This article originally appeared in Pyramid #16

Pyramid Pick

THE FRAGILE PATH

The Fragile Path Published by White Wolf Game Studio

Written by Beth Fischi, Owl Goingback, Tina Jens, Nancy Kilpatrick and James A. Moore

Development and Editing by Phil Brucato and Laura Perkinson

Price: $10.95

So much less like "religious scripture" than The Book of Nod, the previous World of Darkness background/prop book, The Fragile Path (for Mage) instead tells an elaborate story of the complicated relationships between members of the first Cabal, representatives of the Traditions of magick (you remember, the good guys) and their quest to travel across Europe, struggling against the rising forces of the Order of Reason (you remember, the bad guys). The five stories that make the gist of the book tell the stories of the survivors, and it's a little grim. I won't spoil it here, but it's a killer read. Unlike their conceptual counterparts in The Book of Nod, and in keeping with the spirit of Mage, the members of the Cabal are painted not as gods or even demi-gods, but as people with the same feelings and frailties that all humans possess. And it is because of that quality that people who don't even know about Mage will fall into the book heart-first, and people who already get into the world will devour it completely and scream loudly for more.

Each chapter is written in a style that best reflects the character of the Tradition being represented - for example, the Celestial Chorus' rep has her story elaborately transcribed as a French motet - and explains not just their own personal viewpoints, but also illustrates the perspectives of the different magickal Traditions toward each other. Kathleen Ryan's graphic design is a smooth integration of text and art. Each person's story is even printed on different paper stock. (My heart goes out to the coordination that must've followed between the print buyer, the editorial department and the design staff over that.)

I'd call the book's overall story "epic," except we don't get very much of what actually happened to the characters during their years of travel together. The narratives instead focus inward, on how the Cabal came to be together and how it eventually came apart. It's no big secret what happened in the end, though I'm not of a spoiling mind anyway - the mystery is instead why it happened, and what forces were working across centuries to pull it either way.
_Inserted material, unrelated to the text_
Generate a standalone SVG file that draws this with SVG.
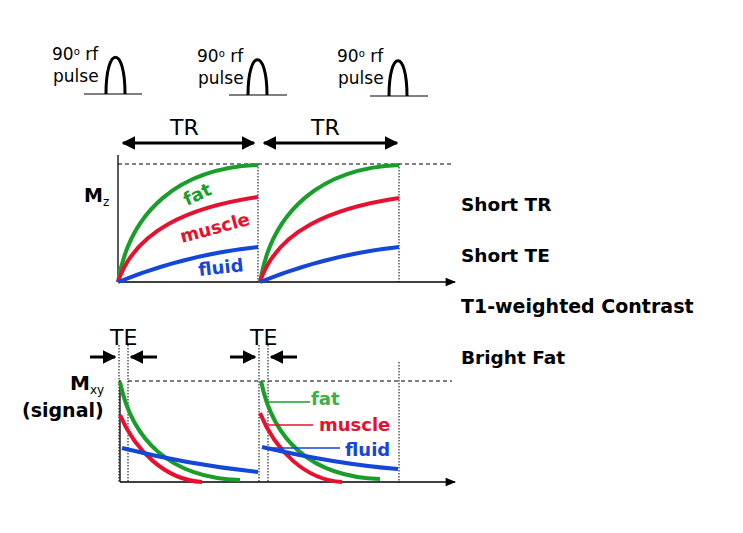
<svg xmlns="http://www.w3.org/2000/svg" width="743" height="533" viewBox="0 0 743 533">
<style>
.t{font-family:"DejaVu Sans",sans-serif;fill:#000}
.b{font-weight:bold}
.g{stroke:#1a9e2a;fill:none;stroke-width:4}
.r{stroke:#e8102e;fill:none;stroke-width:4}
.u{stroke:#1446d8;fill:none;stroke-width:4}
.ax{stroke:#000;stroke-width:1.3;fill:none}
.dash{stroke:#000;stroke-width:1;stroke-dasharray:4,3;fill:none}
.dot{stroke:#000;stroke-width:1;stroke-dasharray:1.5,1.5;fill:none}
.ar{stroke:#000;stroke-width:3;fill:none}
</style>
<defs>
<marker id="ah" viewBox="0 0 10 10" refX="9" refY="5" markerWidth="4.5" markerHeight="4.5" orient="auto-start-reverse"><path d="M0,0L10,5L0,10z" fill="#000"/></marker>
<marker id="sa" viewBox="0 0 10 10" refX="9" refY="5" markerWidth="10" markerHeight="8" orient="auto"><path d="M0,1L10,5L0,9z" fill="#000"/></marker>
</defs>
<rect width="743" height="533" fill="#fff"/>
<g id="pulses">
<g id="pulse1"><path d="M84,94H142" stroke="#555" stroke-width="1.3"/><path d="M106,94C106,45 125,45 125,94" stroke="#000" stroke-width="3" fill="none"/>
<text class="t" x="52" y="60" font-size="17">90<tspan font-size="10" dy="-5">o</tspan><tspan dy="5"> rf</tspan></text><text class="t" x="53" y="82" font-size="17">pulse</text></g>
<g id="pulse2"><path d="M229,95H287" stroke="#555" stroke-width="1.3"/><path d="M248,95C248,48 267,48 267,95" stroke="#000" stroke-width="3" fill="none"/>
<text class="t" x="197" y="62" font-size="17">90<tspan font-size="10" dy="-5">o</tspan><tspan dy="5"> rf</tspan></text><text class="t" x="198" y="84" font-size="17">pulse</text></g>
<g id="pulse3"><path d="M370,96H428" stroke="#555" stroke-width="1.3"/><path d="M389,96C389,49 407,49 407,96" stroke="#000" stroke-width="3" fill="none"/>
<text class="t" x="337" y="62" font-size="17">90<tspan font-size="10" dy="-5">o</tspan><tspan dy="5"> rf</tspan></text><text class="t" x="338" y="84" font-size="17">pulse</text></g>
</g>
<g id="connectors">
<path class="ar" d="M123,143H254" marker-start="url(#ah)" marker-end="url(#ah)"/>
<path class="ar" d="M264,143H397" marker-start="url(#ah)" marker-end="url(#ah)"/>
<path class="ar" d="M90,357H115" marker-end="url(#ah)"/>
<path class="ar" d="M157,357H131" marker-end="url(#ah)"/>
<path class="ar" d="M230,357H255" marker-end="url(#ah)"/>
<path class="ar" d="M297,357H271" marker-end="url(#ah)"/>
</g>
<g id="upper">
<path class="ax" d="M118,155V282"/>
<path class="ax" d="M118,282H455" marker-end="url(#sa)"/>
<path class="dash" d="M118,164H452"/>
<path class="dot" d="M258,164V282M399,164V282"/>
<path class="g" d="M118,282C130,210 180,168 258,165"/>
<path class="r" d="M118,282C135,230 190,207 258,197"/>
<path class="u" d="M118,282C160,265 210,252 258,247"/>
<path class="g" d="M260,282C272,210 322,168 399,165"/>
<path class="r" d="M260,282C277,230 332,208 399,198"/>
<path class="u" d="M260,282C302,265 352,252 399,247"/>
<text class="t b" x="187" y="206" font-size="18" style="fill:#1a9e2a" transform="rotate(-25 187 206)">fat</text>
<text class="t b" x="182" y="243" font-size="18" style="fill:#e8102e" transform="rotate(-15 182 243)">muscle</text>
<text class="t b" x="199" y="276" font-size="18" style="fill:#1446d8" transform="rotate(-6 199 276)">fluid</text>
<text class="t b" x="84" y="202" font-size="19">M<tspan font-size="12" font-weight="normal" dy="4">z</tspan></text>
<text class="t" x="170" y="135" font-size="22">TR</text>
<text class="t" x="311" y="135" font-size="22">TR</text>
</g>
<g id="lower">
<path class="ax" d="M120,380V482"/>
<path class="ax" d="M120,482H455" marker-end="url(#sa)"/>
<path class="dash" d="M128,381H452"/>
<path class="dot" d="M119,345V483M128,345V483M259,345V483M268,345V483M399,362V483"/>
<path class="g" d="M120,382C132,440 170,478 240,480"/>
<path class="r" d="M120,415C135,450 165,480 202,482"/>
<path class="u" d="M122,448C170,460 220,468 258,472"/>
<path class="g" d="M261,381C273,440 311,477 380,479"/>
<path class="r" d="M260,413C275,450 305,480 342,482"/>
<path class="u" d="M262,447C310,458 360,466 398,469"/>
<path d="M268,402H310" stroke="#1a9e2a" stroke-width="1.5"/>
<path d="M268,425H313" stroke="#e8102e" stroke-width="1.5"/>
<path d="M264,448H340" stroke="#1446d8" stroke-width="1.5"/>
<text class="t b" x="311" y="405" font-size="18" style="fill:#3cb043">fat</text>
<text class="t b" x="319" y="431" font-size="18" style="fill:#e8102e">muscle</text>
<text class="t b" x="345" y="456" font-size="18" style="fill:#1446d8">fluid</text>
<text class="t b" x="70" y="390" font-size="20">M<tspan font-size="12" font-weight="normal" dy="4">xy</tspan></text>
<text class="t b" x="22" y="417" font-size="19">(signal)</text>
<text class="t" x="110" y="345" font-size="22">TE</text>
<text class="t" x="250" y="345" font-size="22">TE</text>
</g>
<g id="labels">
<text class="t b" x="461" y="211" font-size="18.5">Short TR</text>
<text class="t b" x="461" y="262" font-size="18.5">Short TE</text>
<text class="t b" x="461" y="313" font-size="19">T1-weighted Contrast</text>
<text class="t b" x="461" y="364" font-size="18.5">Bright Fat</text>
</g>
</svg>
In another fine game magazine, gaming fiction was described as about the worst fiction out there - and generally, I'd have to agree with that. Now sure, the prose in The Fragile Path isn't going to win Pulitzers or anything, but its emotion is genuine and excellently serves to draw you deeper into the main characters, flawed creatures that they are. The dance of destruction that follows our protagonists through the overall plot of the book is beautiful, with lots of flavor added around the sides that continue to echo long after everything's over. This isn't just airplane-back-from-GenCon reading. This is some of the only RPG fiction that ever made me feel the characters were more than props to illustrate game mechanics.

Not that the book isn't dripping with cool ideas for gamers. How many people wanted game stats for the secret tradition of mages in the Arctic who are supposedly descended from Bernadette and Akrites, two surviving Cabal members? Like, everyone I talked to. Most of them had already worked it out in their heads; game-freaks'll do that. Now if Mage could only be re-done, using the knowledge from this, Book of Shadows and some of other excellent supplements - what? It is? Oh, okay. Look for Mage, Second Edition real soon now. (Maybe Pyramid will get a copy.)

At times romantic, never dull, The Fragile Path succeeds in exactly the way many (if not most) other works of its kind fail - it inspires not just the mind but the heart. It doesn't merely give you roleplaying tips or adventure hooks, all wrapped up in some shallow sentimentality with the patronizing tone of instruction; it makes White Wolf's vision for the psyche of Mage characters more accessible to players, and inspires the effort to delve deeper. While Mage's basic premise of passion-over-logic may seem at odds with itself by being such an intellectual puzzle of a game world, it has easily satisfied that complex framework with the flesh and breath and humor and emotion of this book, humble in its nearly-illegible red cover. You would do yourself a favor to pick it up.